### PROVIDED ENTRIES
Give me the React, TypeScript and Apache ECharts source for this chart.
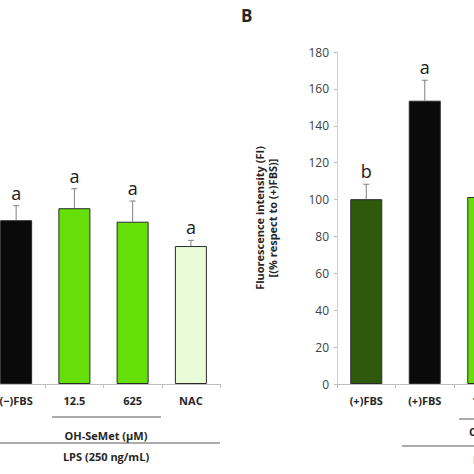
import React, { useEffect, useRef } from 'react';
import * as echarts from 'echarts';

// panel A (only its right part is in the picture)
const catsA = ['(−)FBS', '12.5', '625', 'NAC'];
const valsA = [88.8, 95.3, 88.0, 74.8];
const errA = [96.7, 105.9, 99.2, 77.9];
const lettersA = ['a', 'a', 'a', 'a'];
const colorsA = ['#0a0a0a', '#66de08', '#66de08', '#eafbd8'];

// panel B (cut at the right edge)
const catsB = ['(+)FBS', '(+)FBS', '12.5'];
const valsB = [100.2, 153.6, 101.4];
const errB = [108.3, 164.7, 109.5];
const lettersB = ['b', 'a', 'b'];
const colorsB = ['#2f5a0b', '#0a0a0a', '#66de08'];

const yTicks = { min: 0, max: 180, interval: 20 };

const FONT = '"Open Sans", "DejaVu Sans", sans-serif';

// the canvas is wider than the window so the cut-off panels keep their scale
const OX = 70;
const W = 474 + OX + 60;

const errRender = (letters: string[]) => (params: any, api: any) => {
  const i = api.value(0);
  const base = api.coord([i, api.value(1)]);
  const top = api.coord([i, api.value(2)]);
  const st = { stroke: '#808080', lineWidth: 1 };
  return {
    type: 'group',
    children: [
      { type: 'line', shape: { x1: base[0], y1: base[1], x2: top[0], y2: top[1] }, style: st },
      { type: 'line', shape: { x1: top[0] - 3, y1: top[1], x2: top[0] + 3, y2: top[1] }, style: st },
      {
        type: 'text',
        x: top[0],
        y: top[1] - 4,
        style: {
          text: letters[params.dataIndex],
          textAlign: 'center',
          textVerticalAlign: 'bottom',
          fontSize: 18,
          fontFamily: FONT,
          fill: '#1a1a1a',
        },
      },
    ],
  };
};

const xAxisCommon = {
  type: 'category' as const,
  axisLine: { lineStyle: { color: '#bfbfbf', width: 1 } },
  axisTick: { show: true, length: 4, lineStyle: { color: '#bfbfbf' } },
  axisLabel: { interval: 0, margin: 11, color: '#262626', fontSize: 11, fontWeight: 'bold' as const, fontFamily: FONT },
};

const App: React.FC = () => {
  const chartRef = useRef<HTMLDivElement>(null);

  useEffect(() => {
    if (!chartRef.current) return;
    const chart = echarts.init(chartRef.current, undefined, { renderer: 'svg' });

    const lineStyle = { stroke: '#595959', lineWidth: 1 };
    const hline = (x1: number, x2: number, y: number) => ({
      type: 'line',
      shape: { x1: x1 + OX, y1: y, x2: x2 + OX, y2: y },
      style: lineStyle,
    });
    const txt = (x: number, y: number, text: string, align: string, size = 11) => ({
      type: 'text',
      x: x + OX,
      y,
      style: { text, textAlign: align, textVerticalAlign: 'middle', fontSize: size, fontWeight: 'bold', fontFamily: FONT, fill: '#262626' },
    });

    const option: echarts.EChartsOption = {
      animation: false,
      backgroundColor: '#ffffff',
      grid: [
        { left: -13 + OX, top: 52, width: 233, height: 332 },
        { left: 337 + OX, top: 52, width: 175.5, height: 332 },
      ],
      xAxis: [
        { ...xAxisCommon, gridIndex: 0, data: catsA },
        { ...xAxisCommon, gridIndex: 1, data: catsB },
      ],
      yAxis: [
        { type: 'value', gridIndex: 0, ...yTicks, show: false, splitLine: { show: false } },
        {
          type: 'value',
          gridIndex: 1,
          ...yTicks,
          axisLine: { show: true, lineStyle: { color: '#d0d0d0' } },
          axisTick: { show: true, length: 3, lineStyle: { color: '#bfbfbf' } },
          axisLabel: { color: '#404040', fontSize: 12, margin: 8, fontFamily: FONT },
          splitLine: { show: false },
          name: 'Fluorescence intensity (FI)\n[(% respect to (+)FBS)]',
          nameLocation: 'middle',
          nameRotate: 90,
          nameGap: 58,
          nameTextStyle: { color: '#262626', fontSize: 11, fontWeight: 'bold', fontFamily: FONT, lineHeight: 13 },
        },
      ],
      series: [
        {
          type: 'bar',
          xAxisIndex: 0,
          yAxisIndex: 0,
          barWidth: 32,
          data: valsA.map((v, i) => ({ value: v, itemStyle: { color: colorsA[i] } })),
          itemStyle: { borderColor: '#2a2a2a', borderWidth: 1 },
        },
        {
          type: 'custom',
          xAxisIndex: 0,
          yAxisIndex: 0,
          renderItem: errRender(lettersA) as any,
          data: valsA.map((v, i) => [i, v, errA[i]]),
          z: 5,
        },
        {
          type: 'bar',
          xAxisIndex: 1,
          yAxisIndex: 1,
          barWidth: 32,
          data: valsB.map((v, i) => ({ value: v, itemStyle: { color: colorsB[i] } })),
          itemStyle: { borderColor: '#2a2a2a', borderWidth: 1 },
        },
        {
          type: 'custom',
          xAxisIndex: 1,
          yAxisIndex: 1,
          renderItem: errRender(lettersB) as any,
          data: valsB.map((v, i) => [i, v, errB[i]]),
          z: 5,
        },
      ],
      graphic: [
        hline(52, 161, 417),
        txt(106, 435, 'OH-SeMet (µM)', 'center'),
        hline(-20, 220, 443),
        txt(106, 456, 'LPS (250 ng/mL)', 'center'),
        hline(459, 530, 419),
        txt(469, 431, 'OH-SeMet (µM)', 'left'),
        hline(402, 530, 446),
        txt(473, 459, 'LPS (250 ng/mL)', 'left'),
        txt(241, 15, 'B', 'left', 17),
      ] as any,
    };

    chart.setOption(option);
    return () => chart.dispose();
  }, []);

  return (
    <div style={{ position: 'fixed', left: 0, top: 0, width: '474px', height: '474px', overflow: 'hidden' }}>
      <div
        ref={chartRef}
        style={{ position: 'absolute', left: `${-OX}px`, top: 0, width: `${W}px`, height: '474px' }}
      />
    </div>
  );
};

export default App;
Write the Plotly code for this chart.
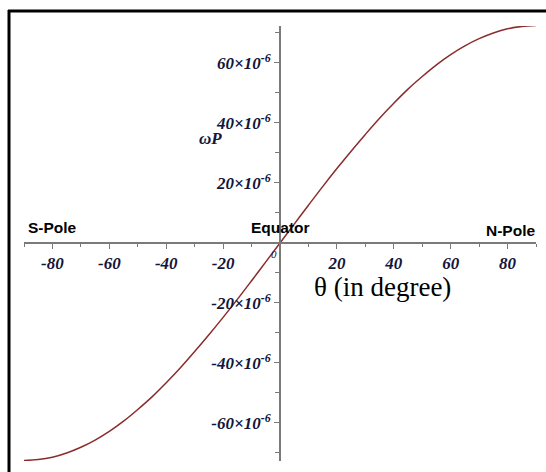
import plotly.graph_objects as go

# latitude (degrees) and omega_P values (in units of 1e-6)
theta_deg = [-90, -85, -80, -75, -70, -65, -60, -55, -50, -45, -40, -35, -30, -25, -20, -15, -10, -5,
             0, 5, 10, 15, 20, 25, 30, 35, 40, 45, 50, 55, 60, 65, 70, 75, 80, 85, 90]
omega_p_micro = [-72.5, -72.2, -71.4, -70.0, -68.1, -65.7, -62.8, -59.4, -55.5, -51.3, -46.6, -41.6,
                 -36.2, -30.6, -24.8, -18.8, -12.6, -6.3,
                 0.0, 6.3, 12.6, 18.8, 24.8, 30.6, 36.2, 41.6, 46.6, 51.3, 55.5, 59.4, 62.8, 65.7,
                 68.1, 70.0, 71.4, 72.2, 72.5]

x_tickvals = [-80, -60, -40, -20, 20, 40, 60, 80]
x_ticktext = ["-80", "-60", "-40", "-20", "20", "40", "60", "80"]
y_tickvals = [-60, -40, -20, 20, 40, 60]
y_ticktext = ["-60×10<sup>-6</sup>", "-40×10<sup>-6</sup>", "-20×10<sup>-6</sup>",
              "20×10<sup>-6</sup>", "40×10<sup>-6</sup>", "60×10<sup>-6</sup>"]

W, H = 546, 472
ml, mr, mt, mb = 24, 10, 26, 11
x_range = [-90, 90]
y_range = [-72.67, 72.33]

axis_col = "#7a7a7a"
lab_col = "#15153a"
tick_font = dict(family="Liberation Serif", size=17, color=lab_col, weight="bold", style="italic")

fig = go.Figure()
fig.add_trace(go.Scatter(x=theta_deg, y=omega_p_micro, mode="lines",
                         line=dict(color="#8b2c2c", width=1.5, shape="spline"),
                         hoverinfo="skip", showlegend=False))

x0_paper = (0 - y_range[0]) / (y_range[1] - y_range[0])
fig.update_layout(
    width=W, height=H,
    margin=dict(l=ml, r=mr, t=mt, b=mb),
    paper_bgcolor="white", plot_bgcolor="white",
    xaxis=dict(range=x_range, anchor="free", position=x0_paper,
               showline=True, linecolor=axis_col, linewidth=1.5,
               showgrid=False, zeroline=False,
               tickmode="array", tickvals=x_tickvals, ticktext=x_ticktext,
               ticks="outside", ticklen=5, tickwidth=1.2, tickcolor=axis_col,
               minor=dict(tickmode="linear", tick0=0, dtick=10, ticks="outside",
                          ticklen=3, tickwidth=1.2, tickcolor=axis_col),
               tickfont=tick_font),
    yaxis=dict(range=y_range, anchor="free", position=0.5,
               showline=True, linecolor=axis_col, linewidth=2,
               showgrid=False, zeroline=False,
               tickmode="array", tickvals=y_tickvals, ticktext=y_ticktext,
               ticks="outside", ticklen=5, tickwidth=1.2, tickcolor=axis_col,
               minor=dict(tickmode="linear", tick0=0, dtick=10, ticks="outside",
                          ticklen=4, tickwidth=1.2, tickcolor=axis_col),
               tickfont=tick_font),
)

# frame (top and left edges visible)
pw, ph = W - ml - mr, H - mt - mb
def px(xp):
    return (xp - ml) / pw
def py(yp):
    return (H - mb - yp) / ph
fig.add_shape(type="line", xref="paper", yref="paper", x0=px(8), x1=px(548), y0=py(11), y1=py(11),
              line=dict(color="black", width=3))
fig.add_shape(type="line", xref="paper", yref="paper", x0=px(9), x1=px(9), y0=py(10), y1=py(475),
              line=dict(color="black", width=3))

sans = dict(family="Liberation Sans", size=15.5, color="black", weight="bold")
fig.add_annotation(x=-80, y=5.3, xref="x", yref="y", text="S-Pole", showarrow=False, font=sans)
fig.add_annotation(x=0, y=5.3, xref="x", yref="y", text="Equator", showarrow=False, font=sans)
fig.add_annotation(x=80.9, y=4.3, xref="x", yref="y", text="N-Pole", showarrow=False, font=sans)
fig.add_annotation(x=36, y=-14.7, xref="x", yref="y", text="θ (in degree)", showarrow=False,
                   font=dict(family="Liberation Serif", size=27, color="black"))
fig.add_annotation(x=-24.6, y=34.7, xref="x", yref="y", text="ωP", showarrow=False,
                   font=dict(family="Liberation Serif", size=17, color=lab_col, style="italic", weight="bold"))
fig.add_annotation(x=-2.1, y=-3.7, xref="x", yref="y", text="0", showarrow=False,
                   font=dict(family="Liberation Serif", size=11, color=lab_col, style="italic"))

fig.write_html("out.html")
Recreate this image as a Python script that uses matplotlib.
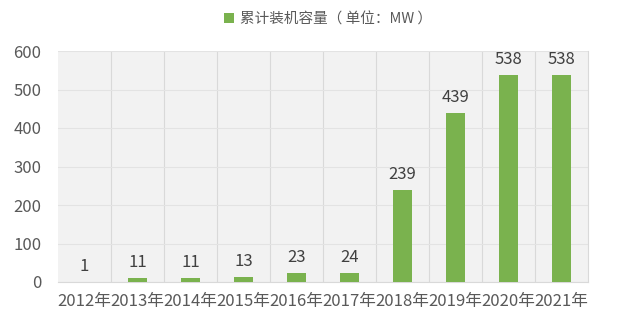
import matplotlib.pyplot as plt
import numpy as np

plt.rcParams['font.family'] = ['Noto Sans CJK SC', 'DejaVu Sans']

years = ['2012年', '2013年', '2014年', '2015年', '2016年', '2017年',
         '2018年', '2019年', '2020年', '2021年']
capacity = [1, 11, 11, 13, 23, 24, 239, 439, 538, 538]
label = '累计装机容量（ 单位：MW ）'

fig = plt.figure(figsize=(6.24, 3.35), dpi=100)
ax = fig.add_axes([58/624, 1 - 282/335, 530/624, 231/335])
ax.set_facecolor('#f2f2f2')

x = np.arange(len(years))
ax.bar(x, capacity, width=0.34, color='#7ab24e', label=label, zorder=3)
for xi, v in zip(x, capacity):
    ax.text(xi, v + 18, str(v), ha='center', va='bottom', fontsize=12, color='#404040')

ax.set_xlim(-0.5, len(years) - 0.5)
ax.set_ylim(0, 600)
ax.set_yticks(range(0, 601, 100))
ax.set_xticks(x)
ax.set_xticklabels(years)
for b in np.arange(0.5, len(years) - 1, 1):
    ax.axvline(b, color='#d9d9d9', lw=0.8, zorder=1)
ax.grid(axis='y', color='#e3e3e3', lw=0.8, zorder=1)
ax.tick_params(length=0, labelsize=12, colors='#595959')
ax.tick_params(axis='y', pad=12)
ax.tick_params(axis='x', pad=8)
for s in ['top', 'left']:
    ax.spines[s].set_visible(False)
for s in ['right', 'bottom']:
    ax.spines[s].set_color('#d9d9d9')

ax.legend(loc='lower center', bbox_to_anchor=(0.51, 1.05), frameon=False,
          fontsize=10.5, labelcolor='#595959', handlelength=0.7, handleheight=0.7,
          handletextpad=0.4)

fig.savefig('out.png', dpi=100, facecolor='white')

### SHORT EXERCISE
Can the lines from the start of the records through the line with "import * as echarts from 'echarts';" be given again exactly, with the pictures left out?

### ANSWER TO THIS TASK
Give me the React, TypeScript and Apache ECharts source for this chart.
import React, { useEffect, useRef } from 'react';
import * as echarts from 'echarts';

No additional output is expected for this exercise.